Considering WTI is lighter (lower sulfur content) than Brent, it should be priced higher than Brent. The cost of transportation to a port certainly seems credible. So what does this have to do with the Keystone XL pipeline?
West Canada Select is priced $16 lower (it was much lower, in 2012) than WTI, making it about a $30 gap to Brent. That would imply that, because WCS is even more transportation-constrained, those folks currently in the Midwest are getting quite the bargain as there are no other buyers.
via Wikipedia |
The cost of building the pipeline will also offset earnings via tax breaks for those companies benefiting from the pipeline. Thus, a lot of oil people will be getting richer while the folks in the Midwest will be feeling poorer as gasoline prices increase.
And as it turns out (and unbeknownst to me prior to writing this up), my hypothesis was previously highlighted by the NRDC:
"If built, the Keystone XL pipeline daily would transport up to 830,000 barrels of the world’s dirtiest oil through America’s heartlands and breadbasket—diverting oil from Midwestern refineries, which now produce more gasoline per barrel than any other region in the United States.

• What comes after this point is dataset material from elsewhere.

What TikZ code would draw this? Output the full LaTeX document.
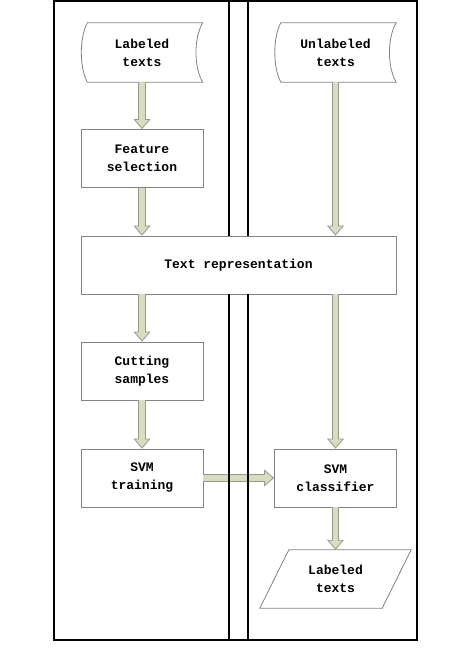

Today Midwestern refineries buy crude oil at deep discounts, allowing them to produce gasoline far more cheaply than they could otherwise. Keystone XL would change that, the study said."
via EIA |
- Gasoline refining won't necessarily increase in the Gulf, just because there's more oil coming in from Canada; after all, refining capacity is adjusted to meet demand at the pump, and the Gulf already has one of the highest volume of oil coming through it;
- Gasoline markets are relatively local; oil refined to gasoline on the East Coast, isn't trucked across the country. Even if every drop of oil from Canada were to be solely refined in the US, the only states to see this benefit would be regional areas: Gulf Coast PADD3.
Further, you have to understand that, because tar sands (Athabasca Oil Sands) are more difficult to process and extract oil, Canadian producers have an incentive to find the highest price above their baseline (production cost), not to lower their price.
Obviously, it is fully reasonable that if Keystone XL isn't expanded, Canadian oil companies will build a horizontal pipeline through Canada, out to a Canadian port. If that happens, domestic oil prices will rise and people will point to this increase, as proof that the XL was needed in the US.
But again, the point of Canadians building the pipeline wasn't to benefit Americans; it was to raise the price of their oil products. The best way to raise the price of their oil has always been to make it readily available to the global market place via cheap transportation; going through the US was their cheaper option because of existing pipelines, and nothing more.
(There is much more to all this, considering the number of temporary jobs and a slight increase in permanent jobs at Gulf ports, as well as the cost of greenhouse gas emissions. With Canada unwilling to impose strict emissions rules for tar sands extraction, we are practically subsidizing their pollution, and, if in 20 years the world is hell because of greenhouse gases, that pipeline will be all but dead and those jobs lost. But this post is already too long.)